-------- Dataset extract
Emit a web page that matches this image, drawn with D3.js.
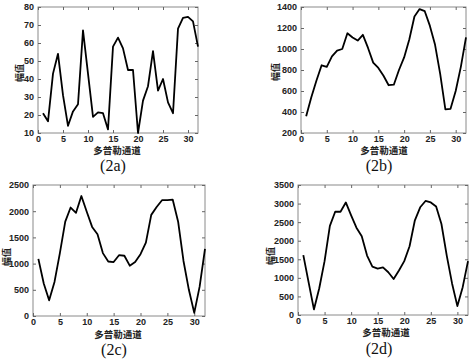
<!DOCTYPE html>
<html>
<head>
<meta charset="utf-8">
<script src="https://cdn.jsdelivr.net/npm/d3@7"></script>
<style>
  body { margin: 0; background: #fff; }
  svg { display: block; }
  .tick text { font-family: "Liberation Sans", Arial, sans-serif; font-size: 9px; font-weight: bold; fill: #222; }
</style>
</head>
<body>
<svg id="chart" width="474" height="361"></svg>
<script>
// channel index 1..32
var channels = d3.range(1, 33);

var amp_a = [21, 16.5, 43, 54, 31, 14, 22, 26, 67, 43, 19, 21.5, 21, 12, 58, 63,
             57, 45, 45, 10, 28, 36, 55.5, 33.5, 40, 27, 21, 68, 74, 74.5, 72, 58];
var amp_b = [360, 540, 700, 845, 830, 930, 985, 1000, 1150, 1110, 1080, 1135, 1010, 870, 820, 745,
             655, 660, 800, 920, 1090, 1310, 1380, 1360, 1220, 1040, 760, 425, 430, 600, 830, 1110];
var amp_c = [1090, 620, 300, 650, 1200, 1800, 2070, 1970, 2290, 1990, 1700, 1560, 1200, 1040, 1030, 1160,
             1150, 960, 1030, 1180, 1400, 1930, 2080, 2210, 2210, 2220, 1800, 1050, 500, 60, 560, 1280];
var amp_d = [1610, 880, 150, 720, 1450, 2400, 2780, 2780, 3030, 2680, 2350, 2120, 1600, 1300, 1250, 1280,
             1150, 970, 1200, 1450, 1850, 2550, 2900, 3070, 3030, 2920, 2450, 1600, 850, 240, 750, 1450];

var x_ticks = [0, 5, 10, 15, 20, 25, 30];
var y_ticks_a = [10, 20, 30, 40, 50, 60, 70, 80];
var y_ticks_b = [200, 400, 600, 800, 1000, 1200, 1400];
var y_ticks_c = [0, 500, 1000, 1500, 2000, 2500];
var y_ticks_d = [0, 500, 1000, 1500, 2000, 2500, 3000, 3500];

var captions = ["(2a)", "(2b)", "(2c)", "(2d)"];
var x_title = "多普勒通道";
var y_title = "幅值";

var svg = d3.select("#chart");
var fmt = d3.format("d");

function draw_panel(box, values, y_ticks, caption, lab) {
    var x = d3.scaleLinear().domain([0, 32]).range([box.left, box.right]);
    var y = d3.scaleLinear().domain([y_ticks[0], y_ticks[y_ticks.length - 1]]).range([box.bottom, box.top]);
    var g = svg.append("g");

    g.append("rect")
        .attr("x", box.left)
        .attr("y", box.top)
        .attr("width", box.right - box.left)
        .attr("height", box.bottom - box.top)
        .attr("fill", "none")
        .attr("stroke", "#8a8a8a")
        .attr("stroke-width", 1);

    // inward ticks on all four sides, labels only bottom and left
    g.append("g")
        .attr("transform", "translate(0," + box.bottom + ")")
        .call(d3.axisBottom(x).tickValues(x_ticks).tickSizeInner(-3).tickSizeOuter(0).tickPadding(3).tickFormat(fmt))
        .call(function (s) { s.select(".domain").remove(); s.selectAll("line").attr("stroke", "#666"); });
    g.append("g")
        .attr("transform", "translate(0," + box.top + ")")
        .call(d3.axisTop(x).tickValues(x_ticks).tickSizeInner(-3).tickSizeOuter(0).tickFormat(""))
        .call(function (s) { s.select(".domain").remove(); s.selectAll("line").attr("stroke", "#666"); });
    g.append("g")
        .attr("transform", "translate(" + box.left + ",0)")
        .call(d3.axisLeft(y).tickValues(y_ticks).tickSizeInner(-3).tickSizeOuter(0).tickPadding(4).tickFormat(fmt))
        .call(function (s) { s.select(".domain").remove(); s.selectAll("line").attr("stroke", "#666"); });
    g.append("g")
        .attr("transform", "translate(" + box.right + ",0)")
        .call(d3.axisRight(y).tickValues(y_ticks).tickSizeInner(-3).tickSizeOuter(0).tickFormat(""))
        .call(function (s) { s.select(".domain").remove(); s.selectAll("line").attr("stroke", "#666"); });

    var line = d3.line()
        .x(function (d, i) { return x(channels[i]); })
        .y(function (d) { return y(d); });

    g.append("path")
        .datum(values)
        .attr("d", line)
        .attr("fill", "none")
        .attr("stroke", "#000")
        .attr("stroke-width", 1.8)
        .attr("stroke-linejoin", "round");

    g.append("text")
        .attr("x", lab.xl)
        .attr("y", lab.yx)
        .attr("text-anchor", "middle")
        .attr("dy", "0.35em")
        .attr("font-family", "Noto Sans CJK SC")
        .attr("font-size", 9.5)
        .attr("font-weight", "bold")
        .attr("fill", "#222")
        .text(x_title);

    g.append("text")
        .attr("transform", "translate(" + lab.yl + "," + lab.yy + ") rotate(-90)")
        .attr("text-anchor", "middle")
        .attr("dy", "0.35em")
        .attr("font-family", "Noto Sans CJK SC")
        .attr("font-size", 9)
        .attr("font-weight", "bold")
        .attr("fill", "#222")
        .text(y_title);

    g.append("text")
        .attr("x", lab.xc)
        .attr("y", lab.yc)
        .attr("text-anchor", "middle")
        .attr("dy", "0.35em")
        .attr("font-family", "Liberation Serif")
        .attr("font-size", 16)
        .attr("fill", "#111")
        .text(caption);
}

draw_panel({left: 38, right: 198, top: 7, bottom: 133}, amp_a, y_ticks_a, captions[0],
    {xl: 117, yx: 151, yl: 20, yy: 73, xc: 113, yc: 165});
draw_panel({left: 301, right: 466, top: 7, bottom: 133}, amp_b, y_ticks_b, captions[1],
    {xl: 384, yx: 151, yl: 276, yy: 72, xc: 379, yc: 165});
draw_panel({left: 33, right: 205, top: 185, bottom: 316}, amp_c, y_ticks_c, captions[2],
    {xl: 118, yx: 335, yl: 7, yy: 257, xc: 114, yc: 349});
draw_panel({left: 298, right: 468, top: 185, bottom: 315}, amp_d, y_ticks_d, captions[3],
    {xl: 386, yx: 333, yl: 271, yy: 256, xc: 379, yc: 348});
</script>
</body>
</html>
----------------
Restate the data above word for word. Do not include the images.

## Solution to the exercise
Emit a web page that matches this image, drawn with D3.js.
<!DOCTYPE html>
<html>
<head>
<meta charset="utf-8">
<script src="https://cdn.jsdelivr.net/npm/d3@7"></script>
<style>
  body { margin: 0; background: #fff; }
  svg { display: block; }
  .tick text { font-family: "Liberation Sans", Arial, sans-serif; font-size: 9px; font-weight: bold; fill: #222; }
</style>
</head>
<body>
<svg id="chart" width="474" height="361"></svg>
<script>
// channel index 1..32
var channels = d3.range(1, 33);

var amp_a = [21, 16.5, 43, 54, 31, 14, 22, 26, 67, 43, 19, 21.5, 21, 12, 58, 63,
             57, 45, 45, 10, 28, 36, 55.5, 33.5, 40, 27, 21, 68, 74, 74.5, 72, 58];
var amp_b = [360, 540, 700, 845, 830, 930, 985, 1000, 1150, 1110, 1080, 1135, 1010, 870, 820, 745,
             655, 660, 800, 920, 1090, 1310, 1380, 1360, 1220, 1040, 760, 425, 430, 600, 830, 1110];
var amp_c = [1090, 620, 300, 650, 1200, 1800, 2070, 1970, 2290, 1990, 1700, 1560, 1200, 1040, 1030, 1160,
             1150, 960, 1030, 1180, 1400, 1930, 2080, 2210, 2210, 2220, 1800, 1050, 500, 60, 560, 1280];
var amp_d = [1610, 880, 150, 720, 1450, 2400, 2780, 2780, 3030, 2680, 2350, 2120, 1600, 1300, 1250, 1280,
             1150, 970, 1200, 1450, 1850, 2550, 2900, 3070, 3030, 2920, 2450, 1600, 850, 240, 750, 1450];

var x_ticks = [0, 5, 10, 15, 20, 25, 30];
var y_ticks_a = [10, 20, 30, 40, 50, 60, 70, 80];
var y_ticks_b = [200, 400, 600, 800, 1000, 1200, 1400];
var y_ticks_c = [0, 500, 1000, 1500, 2000, 2500];
var y_ticks_d = [0, 500, 1000, 1500, 2000, 2500, 3000, 3500];

var captions = ["(2a)", "(2b)", "(2c)", "(2d)"];
var x_title = "多普勒通道";
var y_title = "幅值";

var svg = d3.select("#chart");
var fmt = d3.format("d");

function draw_panel(box, values, y_ticks, caption, lab) {
    var x = d3.scaleLinear().domain([0, 32]).range([box.left, box.right]);
    var y = d3.scaleLinear().domain([y_ticks[0], y_ticks[y_ticks.length - 1]]).range([box.bottom, box.top]);
    var g = svg.append("g");

    g.append("rect")
        .attr("x", box.left)
        .attr("y", box.top)
        .attr("width", box.right - box.left)
        .attr("height", box.bottom - box.top)
        .attr("fill", "none")
        .attr("stroke", "#8a8a8a")
        .attr("stroke-width", 1);

    // inward ticks on all four sides, labels only bottom and left
    g.append("g")
        .attr("transform", "translate(0," + box.bottom + ")")
        .call(d3.axisBottom(x).tickValues(x_ticks).tickSizeInner(-3).tickSizeOuter(0).tickPadding(3).tickFormat(fmt))
        .call(function (s) { s.select(".domain").remove(); s.selectAll("line").attr("stroke", "#666"); });
    g.append("g")
        .attr("transform", "translate(0," + box.top + ")")
        .call(d3.axisTop(x).tickValues(x_ticks).tickSizeInner(-3).tickSizeOuter(0).tickFormat(""))
        .call(function (s) { s.select(".domain").remove(); s.selectAll("line").attr("stroke", "#666"); });
    g.append("g")
        .attr("transform", "translate(" + box.left + ",0)")
        .call(d3.axisLeft(y).tickValues(y_ticks).tickSizeInner(-3).tickSizeOuter(0).tickPadding(4).tickFormat(fmt))
        .call(function (s) { s.select(".domain").remove(); s.selectAll("line").attr("stroke", "#666"); });
    g.append("g")
        .attr("transform", "translate(" + box.right + ",0)")
        .call(d3.axisRight(y).tickValues(y_ticks).tickSizeInner(-3).tickSizeOuter(0).tickFormat(""))
        .call(function (s) { s.select(".domain").remove(); s.selectAll("line").attr("stroke", "#666"); });

    var line = d3.line()
        .x(function (d, i) { return x(channels[i]); })
        .y(function (d) { return y(d); });

    g.append("path")
        .datum(values)
        .attr("d", line)
        .attr("fill", "none")
        .attr("stroke", "#000")
        .attr("stroke-width", 1.8)
        .attr("stroke-linejoin", "round");

    g.append("text")
        .attr("x", lab.xl)
        .attr("y", lab.yx)
        .attr("text-anchor", "middle")
        .attr("dy", "0.35em")
        .attr("font-family", "Noto Sans CJK SC")
        .attr("font-size", 9.5)
        .attr("font-weight", "bold")
        .attr("fill", "#222")
        .text(x_title);

    g.append("text")
        .attr("transform", "translate(" + lab.yl + "," + lab.yy + ") rotate(-90)")
        .attr("text-anchor", "middle")
        .attr("dy", "0.35em")
        .attr("font-family", "Noto Sans CJK SC")
        .attr("font-size", 9)
        .attr("font-weight", "bold")
        .attr("fill", "#222")
        .text(y_title);

    g.append("text")
        .attr("x", lab.xc)
        .attr("y", lab.yc)
        .attr("text-anchor", "middle")
        .attr("dy", "0.35em")
        .attr("font-family", "Liberation Serif")
        .attr("font-size", 16)
        .attr("fill", "#111")
        .text(caption);
}

draw_panel({left: 38, right: 198, top: 7, bottom: 133}, amp_a, y_ticks_a, captions[0],
    {xl: 117, yx: 151, yl: 20, yy: 73, xc: 113, yc: 165});
draw_panel({left: 301, right: 466, top: 7, bottom: 133}, amp_b, y_ticks_b, captions[1],
    {xl: 384, yx: 151, yl: 276, yy: 72, xc: 379, yc: 165});
draw_panel({left: 33, right: 205, top: 185, bottom: 316}, amp_c, y_ticks_c, captions[2],
    {xl: 118, yx: 335, yl: 7, yy: 257, xc: 114, yc: 349});
draw_panel({left: 298, right: 468, top: 185, bottom: 315}, amp_d, y_ticks_d, captions[3],
    {xl: 386, yx: 333, yl: 271, yy: 256, xc: 379, yc: 348});
</script>
</body>
</html>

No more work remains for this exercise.